Press Release
Economic Security Project Invests $750,000 in Antimonopoly Research to Diagnose and Address Harms Caused by Concentrated Private Power
02. 24. 2022
Funding 41 Researchers at 33 Institutions, Grantee Cohort Defines Contours of Antimonopoly Field and Scholarship in Ripe Moment for Policy Change
New York — Today the Economic Security Project’s Antimonopoly Fund announced the 26 projects it will fund in its inaugural academic research cohort to support new insights around the harms arising from concentrated private power and creative regulatory solutions to rein it in. Spanning 41 researchers at 33 institutions and a wide range of academic disciplines, the research projects are united in their focus on potential policy and movement organizing impact.
This academic cohort marks the latest investment by the $10 million Antimonopoly Fund. Since launching the fund, the Economic Security Project has supported policy research, advocacy, campaigns, and organizing in the field through strategic grantmaking.
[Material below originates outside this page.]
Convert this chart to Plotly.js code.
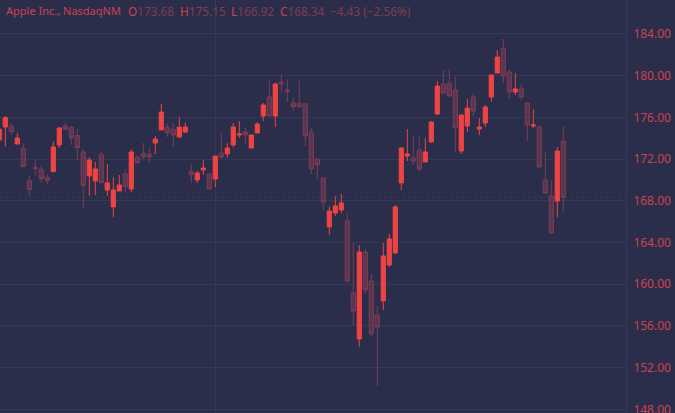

“We’re supporting these novel, rigorous lines of inquiry across a variety of disciplines because the moment demands it. We must lean into critical systemic research that investigates how concentrated private power harms our economy, democracy, and society,” said Economic Security Project’s Antimonopoly Director Becky Chao. “Our goal is to nurture a growing community of scholars to seed new insights and expand how concentrated private power is understood in the evolving economy to inform our policy choices. We’re working with academics so that the antimonopoly field can get sharper and more creative about the solutions needed to tackle concentrated private power today.”
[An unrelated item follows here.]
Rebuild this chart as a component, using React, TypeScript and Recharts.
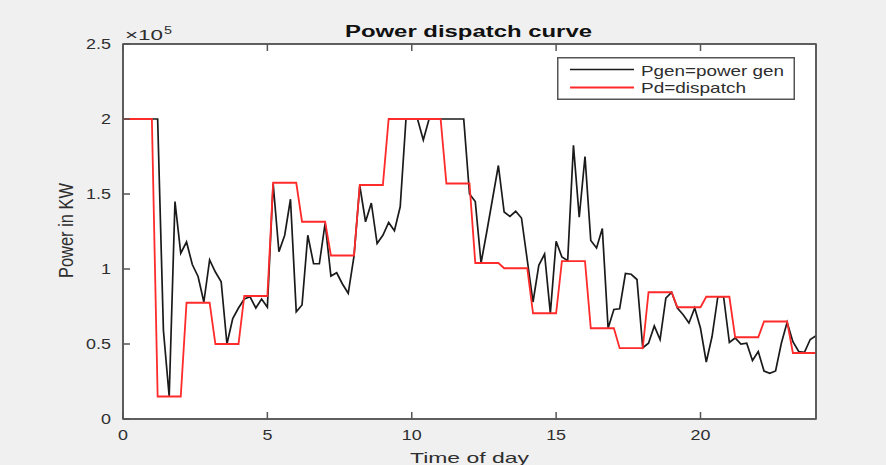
import { CartesianGrid, Legend, Line, LineChart, ReferenceArea, XAxis, YAxis } from "recharts";

// time of day, hours (0.2 h sampling)
const timeOfDay = [
  0, 0.2, 0.4, 0.6, 0.8, 1, 1.2, 1.4, 1.6, 1.8,
  2, 2.2, 2.4, 2.6, 2.8, 3, 3.2, 3.4, 3.6, 3.8,
  4, 4.2, 4.4, 4.6, 4.8, 5, 5.2, 5.4, 5.6, 5.8,
  6, 6.2, 6.4, 6.6, 6.8, 7, 7.2, 7.4, 7.6, 7.8,
  8, 8.2, 8.4, 8.6, 8.8, 9, 9.2, 9.4, 9.6, 9.8,
  10, 10.2, 10.4, 10.6, 10.8, 11, 11.2, 11.4, 11.6, 11.8,
  12, 12.2, 12.4, 12.6, 12.8, 13, 13.2, 13.4, 13.6, 13.8,
  14, 14.2, 14.4, 14.6, 14.8, 15, 15.2, 15.4, 15.6, 15.8,
  16, 16.2, 16.4, 16.6, 16.8, 17, 17.2, 17.4, 17.6, 17.8,
  18, 18.2, 18.4, 18.6, 18.8, 19, 19.2, 19.4, 19.6, 19.8,
  20, 20.2, 20.4, 20.6, 20.8, 21, 21.2, 21.4, 21.6, 21.8,
  22, 22.2, 22.4, 22.6, 22.8, 23, 23.2, 23.4, 23.6, 23.8,
  24,
];

// Pgen = power gen (x10^5 KW)
const pgen = [
  2, 2, 2, 2, 2, 2, 2, 0.59, 0.15, 1.45,
  1.105, 1.18, 1.03, 0.95, 0.78, 1.06, 0.98, 0.915, 0.5, 0.67,
  0.74, 0.8, 0.815, 0.74, 0.8, 0.745, 1.57, 1.115, 1.225, 1.465,
  0.715, 0.76, 1.225, 1.035, 1.035, 1.305, 0.953, 0.975, 0.9, 0.838,
  1.085, 1.555, 1.315, 1.44, 1.17, 1.225, 1.31, 1.255, 1.415, 2,
  2, 2, 1.86, 2, 2, 2, 2, 2, 2, 2,
  1.5, 1.45, 1.04, 1.25, 1.47, 1.69, 1.38, 1.35, 1.385, 1.34,
  1.06, 0.78, 1.025, 1.1, 0.705, 1.185, 1.08, 1.055, 1.825, 1.345,
  1.75, 1.19, 1.14, 1.27, 0.605, 0.73, 0.735, 0.97, 0.965, 0.93,
  0.475, 0.505, 0.62, 0.53, 0.805, 0.845, 0.74, 0.695, 0.64, 0.74,
  0.605, 0.38, 0.55, 0.815, 0.815, 0.51, 0.54, 0.5, 0.505, 0.39,
  0.45, 0.32, 0.305, 0.32, 0.505, 0.645, 0.515, 0.45, 0.445, 0.53,
  0.555,
];

// Pd = dispatch (x10^5 KW), hourly levels
const pd = [
  2, 2, 2, 2, 2, 2, 0.15, 0.15, 0.15, 0.15,
  0.15, 0.775, 0.775, 0.775, 0.775, 0.775, 0.5, 0.5, 0.5, 0.5,
  0.5, 0.82, 0.82, 0.82, 0.82, 0.82, 1.575, 1.575, 1.575, 1.575,
  1.575, 1.315, 1.315, 1.315, 1.315, 1.315, 1.09, 1.09, 1.09, 1.09,
  1.09, 1.56, 1.56, 1.56, 1.56, 1.56, 2, 2, 2, 2,
  2, 2, 2, 2, 2, 2, 1.57, 1.57, 1.57, 1.57,
  1.57, 1.04, 1.04, 1.04, 1.04, 1.04, 1.005, 1.005, 1.005, 1.005,
  1.005, 0.705, 0.705, 0.705, 0.705, 0.705, 1.053, 1.053, 1.053, 1.053,
  1.053, 0.605, 0.605, 0.605, 0.605, 0.605, 0.472, 0.472, 0.472, 0.472,
  0.472, 0.845, 0.845, 0.845, 0.845, 0.845, 0.745, 0.745, 0.745, 0.745,
  0.745, 0.815, 0.815, 0.815, 0.815, 0.815, 0.545, 0.545, 0.545, 0.545,
  0.545, 0.65, 0.65, 0.65, 0.65, 0.65, 0.44, 0.44, 0.44, 0.44,
  0.44,
];

const xTicks = [0, 5, 10, 15, 20];
const yTicks = [0, 0.5, 1, 1.5, 2, 2.5];

const data = timeOfDay.map((t, i) => ({ t, pgen: pgen[i], pd: pd[i] }));

const FONT = '"Liberation Sans", Arial, Helvetica, sans-serif';
const AXIS = "#555555";
const INK = "#2e2e2e";
const SX = 1.28;

function BottomTick({ x, y, payload }: any) {
  return (
    <g>
      <line x1={x} x2={x} y1={y} y2={y - 7} stroke={AXIS} strokeWidth={1.5} />
      <text transform={`translate(${x},${y + 21}) scale(${SX},1)`} textAnchor="middle" fontSize={14} fill={INK} fontFamily={FONT}>
        {payload.value}
      </text>
    </g>
  );
}

function TopTick({ x, y }: any) {
  return <line x1={x} x2={x} y1={y} y2={y + 7} stroke={AXIS} strokeWidth={1.5} />;
}

function LeftTick({ x, y, payload }: any) {
  return (
    <g>
      <line x1={x} x2={x + 7} y1={y} y2={y} stroke={AXIS} strokeWidth={1.5} />
      <text transform={`translate(${x - 12},${y + 5}) scale(${SX},1)`} textAnchor="end" fontSize={14} fill={INK} fontFamily={FONT}>
        {String(payload.value)}
      </text>
    </g>
  );
}

function RightTick({ x, y }: any) {
  return <line x1={x} x2={x - 7} y1={y} y2={y} stroke={AXIS} strokeWidth={1.5} />;
}

function LegendBox() {
  return (
    <svg width={238} height={43} style={{ display: "block" }}>
      <rect x={0.75} y={0.75} width={236.5} height={41.5} fill="#ffffff" stroke={AXIS} strokeWidth={1.5} />
      <line x1={13} x2={77} y1={12.5} y2={12.5} stroke="#1a1a1a" strokeWidth={1.4} />
      <line x1={13} x2={77} y1={30.5} y2={30.5} stroke="#ff2a2a" strokeWidth={1.8} />
      <text x={84} y={18.5} fontSize={15} fill={INK} fontFamily={FONT} textLength={143} lengthAdjust="spacingAndGlyphs">
        Pgen=power gen
      </text>
      <text x={84} y={36} fontSize={15} fill={INK} fontFamily={FONT} textLength={105} lengthAdjust="spacingAndGlyphs">
        Pd=dispatch
      </text>
    </svg>
  );
}

export default function App() {
  return (
    <div style={{ position: "absolute", left: 0, top: 0, width: 886, height: 465, background: "#f0f0f0", fontFamily: FONT, overflow: "hidden" }}>
      <LineChart width={886} height={465} data={data} margin={{ top: 43, right: 69, bottom: 16, left: 78 }}>
        <CartesianGrid horizontal={false} vertical={false} fill="#ffffff" />
        <XAxis
          dataKey="t"
          type="number"
          domain={[0, 24]}
          ticks={xTicks}
          interval={0}
          height={30}
          tickSize={0}
          tickMargin={0}
          tickLine={false}
          axisLine={{ stroke: AXIS, strokeWidth: 1.5 }}
          tick={<BottomTick />}
        />
        <XAxis
          xAxisId="top"
          orientation="top"
          dataKey="t"
          type="number"
          domain={[0, 24]}
          ticks={xTicks}
          interval={0}
          height={1}
          tickSize={0}
          tickMargin={0}
          tickLine={false}
          axisLine={{ stroke: AXIS, strokeWidth: 1.5 }}
          tick={<TopTick />}
        />
        <YAxis
          type="number"
          domain={[0, 2.5]}
          ticks={yTicks}
          interval={0}
          width={45}
          tickSize={0}
          tickMargin={0}
          tickLine={false}
          axisLine={{ stroke: AXIS, strokeWidth: 1.5 }}
          tick={<LeftTick />}
        />
        <YAxis
          yAxisId="right"
          orientation="right"
          type="number"
          domain={[0, 2.5]}
          ticks={yTicks}
          interval={0}
          width={1}
          tickSize={0}
          tickMargin={0}
          tickLine={false}
          axisLine={{ stroke: AXIS, strokeWidth: 1.5 }}
          tick={<RightTick />}
        />
        <ReferenceArea x1={0} x2={24} y1={0} y2={2.5} fill="none" stroke={AXIS} strokeWidth={1.6} ifOverflow="visible" />
        <Legend
          layout="vertical"
          align="center"
          verticalAlign="middle"
          wrapperStyle={{ position: "absolute", left: 557, top: 57, width: 238, height: 43 }}
          content={() => <LegendBox />}
        />
        <Line type="linear" dataKey="pgen" name="Pgen=power gen" stroke="#1a1a1a" strokeWidth={1.7} dot={false} isAnimationActive={false} />
        <Line type="linear" dataKey="pd" name="Pd=dispatch" stroke="#ff2a2a" strokeWidth={1.8} dot={false} isAnimationActive={false} />
      </LineChart>
      <svg width={886} height={465} style={{ position: "absolute", left: 0, top: 0, pointerEvents: "none" }}>
        <text x={468.5} y={37} textAnchor="middle" fontSize={16} fontWeight="bold" fill="#111" fontFamily={FONT} textLength={247} lengthAdjust="spacingAndGlyphs">
          Power dispatch curve
        </text>
        <text x={125} y={40} fontSize={14} fill={INK} fontFamily={FONT} textLength={38} lengthAdjust="spacingAndGlyphs">
          ×10
        </text>
        <text x={164} y={34} fontSize={10} fill={INK} fontFamily={FONT} textLength={8} lengthAdjust="spacingAndGlyphs">
          5
        </text>
        <text x={469.5} y={462.5} textAnchor="middle" fontSize={15} fill={INK} fontFamily={FONT} textLength={119} lengthAdjust="spacingAndGlyphs">
          Time of day
        </text>
        <text
          transform="translate(72.5,230.5) scale(1.3,1) rotate(-90)"
          textAnchor="middle"
          fontSize={16}
          fill={INK}
          fontFamily={FONT}
          textLength={95}
          lengthAdjust="spacingAndGlyphs"
        >
          Power in KW
        </text>
      </svg>
    </div>
  );
}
Citing current FTC Chair Lina Khan’s previous academic research that encouraged scrutinizing the consumer welfare standard and economist John Kwoka’s retrospective on consummated mergers that raised serious questions about the antitrust enforcement, these investments reflect the importance of academic scholarship in informing paradigm and policy shifts in the antimonopoly field.
“Lack of understanding and deep misunderstandings about monopolies and the harm they cause has contributed to a woeful lack of enforcement action in the last several decades,” said Michelle Meagher, one of eight advisors on the Antimonopoly Fund academic open call. “Not only are there many unanswered questions, but there are also many questions that haven’t been even asked during a period in which government failed to acknowledge that monopolies existed. This batch of research by a brilliant cohort of researchers is a great start toward remedying this.”
These projects ask critical questions about how concentrated private power affects our society by focusing on key constituencies like workers, renters, rural communities, communities of color, people in the Global South, and more. These lines of inquiry — straddling a variety of sectors from technology, private equity, housing, pharmaceuticals, and food & ag — respond to the unique antimonopoly moment we’re in. Collectively, five research themes emerge from this body of work, examining the relationship between concentrated private power and:
- Legal and regulatory regimes, including antitrust and other regulatory tools;
- Workers and collective worker power;
- Innovation;
- Environmental sustainability; and
- Racial disparities.
At a time when powerful corporations are driving and even censoring research outcomes, the Economic Security Project’s academic open call received an overwhelming number of submissions — underscoring the need for more independent research support to investigate concentrated private power.